Les sénateurs ont adopté vendredi une loi sur la protection des renseignements touchant à la sûreté nationale. Le texte, voulu par le Premier ministre, Shinzo Abe, avait provoqué une levée de boucliers de la société civile.
Il voulait aller vite. Il a obtenu satisfaction, non sans affronter un torrent de critiques et des manifestations régulières depuis deux mois. Au pas de charge vendredi, le Premier ministre japonais, Shinzo Abe, a fait voter par les sénateurs sa très controversée loi sur la protection des secrets d’État. Ce texte, déjà approuvé par les députés, vise à protéger les renseignements considérés comme vitaux pour la sécurité du Japon. Il a cristallisé contre lui une forte opposition.
Abe a fait du vote de cette loi une question de principe. Il n’a cessé de répéter que le texte serait l’une des clés de voûte de sa nouvelle politique de sécurité nationale mise sur les rails cet automne. A ses yeux, cette loi est indispensable pour garantir les travaux du Conseil de sécurité nationale inauguré cette semaine et obtenir des informations confidentielles de la part de l’allié américain. Au risque de «miner les principes démocratiques fondamentaux de la liberté d’information et de la presse»,écrivait récemment le quotidien Japan Times.
«UNE TERRIBLE MENACE POUR LA POPULATION JAPONAISE»
Signe d’une tension accrue, les sénateurs ont failli en venir aux mains jeudi soir lors d’une session de travail. Car l’opposition a tout fait pour retarder le scrutin contre ce projet présenté par plusieurs parlementaires comme «une terrible menace pour la population japonaise», selon les mots du sénateur Ryo Shuhama. Ce que n’ont pas manqué de souligner également des centaines de journalistes, cinéastes (Hayao Miyazaki, Hirokazu Kore-eda, Isao Takahata), des acteurs (Sayuri Yoshinaga, Shinobu Otake), écrivains (Kenzaburo Oé), chercheurs, avocats, les Nations unies et des milliers de simples citoyens au gré de pétitions, de débats, de manifestations.

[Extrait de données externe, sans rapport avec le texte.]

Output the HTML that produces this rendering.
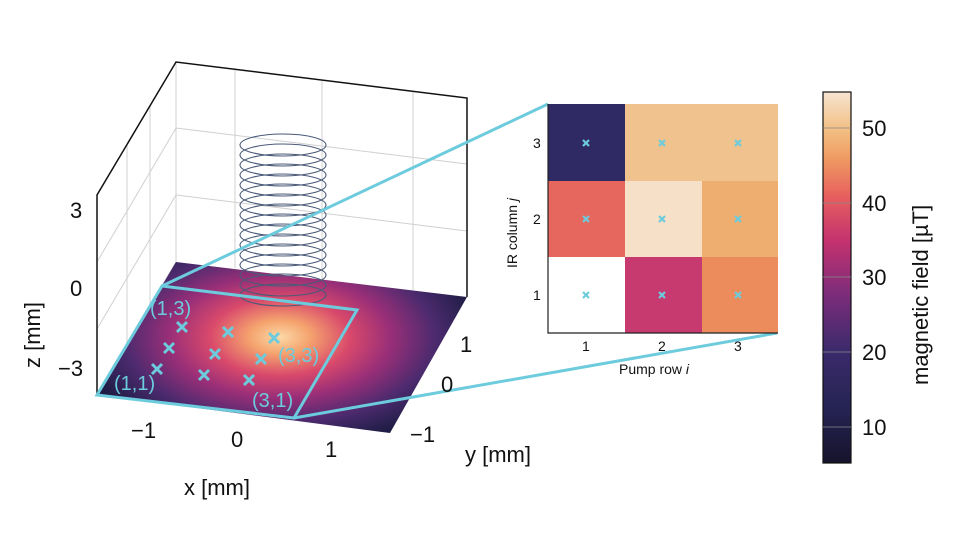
<!DOCTYPE html>
<html><head><meta charset="utf-8"><style>
html,body{margin:0;padding:0;background:#fff;}
svg{display:block;font-family:"Liberation Sans",sans-serif;}
</style></head><body>
<svg width="960" height="540" viewBox="0 0 960 540" xmlns="http://www.w3.org/2000/svg">
<defs>
<radialGradient id="heat" gradientUnits="userSpaceOnUse" cx="280" cy="337" r="200" gradientTransform="translate(280 337) scale(1 0.55) translate(-280 -337)">
<stop offset="0" stop-color="#fbd9a8"/>
<stop offset="0.15" stop-color="#f5a46e"/>
<stop offset="0.35" stop-color="#d9496b"/>
<stop offset="0.55" stop-color="#9a2f78"/>
<stop offset="0.78" stop-color="#4b2a6e"/>
<stop offset="1" stop-color="#1f1d45"/>
</radialGradient>
<linearGradient id="cb" x1="0" y1="1" x2="0" y2="0">
<stop offset="0" stop-color="#16132b"/>
<stop offset="0.15" stop-color="#262454"/>
<stop offset="0.3" stop-color="#3a2a6b"/>
<stop offset="0.45" stop-color="#7a2c7a"/>
<stop offset="0.6" stop-color="#c5326f"/>
<stop offset="0.72" stop-color="#e8605e"/>
<stop offset="0.82" stop-color="#ef9a62"/>
<stop offset="0.9" stop-color="#f2c084"/>
<stop offset="1" stop-color="#f6e4d0"/>
</linearGradient>
<path id="x1" d="M-5,-5L5,5M-5,5L5,-5" stroke="#6ccbdc" stroke-width="3"/>
<path id="x2" d="M-3,-3L3,3M-3,3L3,-3" stroke="#6ccbdc" stroke-width="2.2"/>
</defs>
<g stroke="#d0d0d0" stroke-width="1" fill="none">
<line x1="176" y1="62" x2="176" y2="262"/>
<line x1="235" y1="69" x2="235" y2="268"/>
<line x1="322" y1="80" x2="322" y2="279"/>
<line x1="413" y1="91" x2="413" y2="290"/>
<line x1="176" y1="128" x2="467" y2="164"/>
<line x1="176" y1="195" x2="467" y2="231"/>
<line x1="97" y1="262" x2="176" y2="128"/>
<line x1="97" y1="329" x2="176" y2="195"/>
<line x1="97" y1="395" x2="176" y2="262"/>
<line x1="127" y1="145" x2="127" y2="345"/>
<line x1="150" y1="106" x2="150" y2="306"/>
</g>
<g stroke="#111" stroke-width="1.5" fill="none">
<polyline points="97,395 97,195 176,62 467,98 467,297"/>
</g>
<polygon points="176,262 467,297 390,433 97,395" fill="url(#heat)"/>
<g stroke="#4a5a78" stroke-width="1.1" fill="none">
<ellipse cx="283" cy="145" rx="43" ry="11"/><ellipse cx="283" cy="155" rx="43" ry="11"/>
<ellipse cx="283" cy="165" rx="43" ry="11"/><ellipse cx="283" cy="175" rx="43" ry="11"/>
<ellipse cx="283" cy="185" rx="43" ry="11"/><ellipse cx="283" cy="195" rx="43" ry="11"/>
<ellipse cx="283" cy="205" rx="43" ry="11"/><ellipse cx="283" cy="215" rx="43" ry="11"/>
<ellipse cx="283" cy="225" rx="43" ry="11"/><ellipse cx="283" cy="235" rx="43" ry="11"/>
<ellipse cx="283" cy="245" rx="43" ry="11"/><ellipse cx="283" cy="255" rx="43" ry="11"/>
<ellipse cx="283" cy="265" rx="43" ry="11"/><ellipse cx="283" cy="275" rx="43" ry="11"/>
<ellipse cx="283" cy="285" rx="43" ry="11"/><ellipse cx="283" cy="295" rx="43" ry="11"/>
</g>
<g stroke="#6ccbdc" stroke-width="3" fill="none">
<polygon points="162,286 357,310 294,418 97,395"/>
<line x1="162" y1="286" x2="548" y2="104"/>
<line x1="294" y1="418" x2="777" y2="333"/>
</g>
<g fill="#6ccbdc" font-size="20">
<text x="150" y="315">(1,3)</text>
<text x="278" y="362">(3,3)</text>
<text x="114" y="390">(1,1)</text>
<text x="252" y="407">(3,1)</text>
</g>
<use href="#x1" x="182" y="327"/><use href="#x1" x="228" y="332"/><use href="#x1" x="274" y="338"/>
<use href="#x1" x="169" y="348"/><use href="#x1" x="215" y="354"/><use href="#x1" x="261" y="359"/>
<use href="#x1" x="157" y="369"/><use href="#x1" x="204" y="375"/><use href="#x1" x="249" y="380"/>
<g font-size="22" fill="#111">
<text x="70" y="218">3</text><text x="70" y="296">0</text><text x="58" y="376">−3</text>
<text x="131" y="438">−1</text><text x="231" y="447">0</text><text x="325" y="457">1</text>
<text x="460" y="352">1</text><text x="441" y="392">0</text><text x="410" y="442">−1</text>
<text x="184" y="495">x [mm]</text>
<text x="465" y="462">y [mm]</text>
<text transform="translate(40 368) rotate(-90)">z [mm]</text>
</g>
<g>
<rect x="548" y="104" width="77" height="77" fill="#2f2a63"/>
<rect x="625" y="104" width="77" height="77" fill="#f0c38e"/>
<rect x="702" y="104" width="76" height="77" fill="#f0c38e"/>
<rect x="548" y="181" width="77" height="76" fill="#e6675e"/>
<rect x="625" y="181" width="77" height="76" fill="#f6e0c8"/>
<rect x="702" y="181" width="76" height="76" fill="#eeae70"/>
<rect x="548" y="257" width="77" height="76" fill="#ffffff"/>
<rect x="625" y="257" width="77" height="76" fill="#c63a6f"/>
<rect x="702" y="257" width="76" height="76" fill="#ec8c5c"/>
<polyline points="548,104 548,333 778,333" stroke="#222" stroke-width="1.2" fill="none"/>
<use href="#x2" x="586" y="143"/><use href="#x2" x="662" y="143"/><use href="#x2" x="738" y="143"/>
<use href="#x2" x="586" y="219"/><use href="#x2" x="662" y="219"/><use href="#x2" x="738" y="219"/>
<use href="#x2" x="586" y="295"/><use href="#x2" x="662" y="295"/><use href="#x2" x="738" y="295"/>
<g font-size="14" fill="#111">
<text x="533" y="148">3</text><text x="533" y="224">2</text><text x="533" y="300">1</text>
<text x="582" y="351">1</text><text x="658" y="351">2</text><text x="734" y="351">3</text>
<text x="619" y="374">Pump row <tspan font-style="italic">i</tspan></text>
<text transform="translate(517 268) rotate(-90)">IR column <tspan font-style="italic">j</tspan></text>
</g>
</g>
<rect x="823" y="92" width="28" height="371" fill="url(#cb)" stroke="#111" stroke-width="1.2"/>
<g stroke="#888" stroke-width="0.8">
<line x1="823" y1="128" x2="851" y2="128"/><line x1="823" y1="203" x2="851" y2="203"/>
<line x1="823" y1="277" x2="851" y2="277"/><line x1="823" y1="352" x2="851" y2="352"/>
<line x1="823" y1="427" x2="851" y2="427"/>
</g>
<g font-size="22" fill="#111">
<text x="862" y="136">50</text><text x="862" y="211">40</text><text x="862" y="285">30</text>
<text x="862" y="360">20</text><text x="862" y="435">10</text>
<text transform="translate(928 385) rotate(-90)">magnetic field [µT]</text>
</g>
</svg>
</body></html>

Avec cette loi, les ministères auront l’autorisation discrétionnaire de classer «secret d’État» toute information jugée sensible. Quantité de données relevant de la défense, de la diplomatie, du contre-espionnage et de l’antiterrorisme seront donc soumises à un verrouillage troublant dans une démocratie parlementaire. Dénonçant un «très large champ d’activités menacées par la loi», la parlementaire du Parti social-démocrate Mizuho Fukushima a également critiqué la «description très très vague»du «secret d’État». Le flou est également de mise sur les modalités de contrôle extérieur qui demeurent indéfinies.
SHINZO ABE DÉVISSE DANS LES ENQUÊTES D’OPINION
En revanche, sur le volet répressif, le texte est très clair. Tout fonctionnaire et serviteur de l’État coupable de fuite risque dix ans de prison. En défendant bec et ongles, et avec empressement, ce texte depuis deux mois, Shinzo Abe s’est aliéné une partie du pays. Le patron du Parti libéral-démocrate (PLD), Shigeru Ishiba, ne lui a pas facilité la tâche. Cette semaine, il a assimilé les défilés autour des bâtiments gouvernementaux et de l’Assemblée «à des actions terroristes».
Résultat, alors qu’il caracolait seul en tête dans les sondages, salué pour son volontarisme et fort de premiers résultats sur le terrain économique, Shinzo Abe vient de dévisser dans les enquêtes d’opinion. Sa cote de popularité est passée sous la barre des 50%, selon un sondage du quotidien Asahi Shimbun. Débarrassé de toute opposition crédible depuis les sénatoriales de juillet qui ont vu la victoire de son Parti libéral-démocrate, il a presque réussi le tour de force de sortir le Parti démocrate du Japon (PDJ) de son coma post électoral.
«Je suis convaincu que le projet de loi fait par des bureaucrates vise uniquement à cacher l’information des bureaucrates, pour les bureaucrates», a déclaré Banri Kaieda, le patron du PDJ. Dans le plus grand secret.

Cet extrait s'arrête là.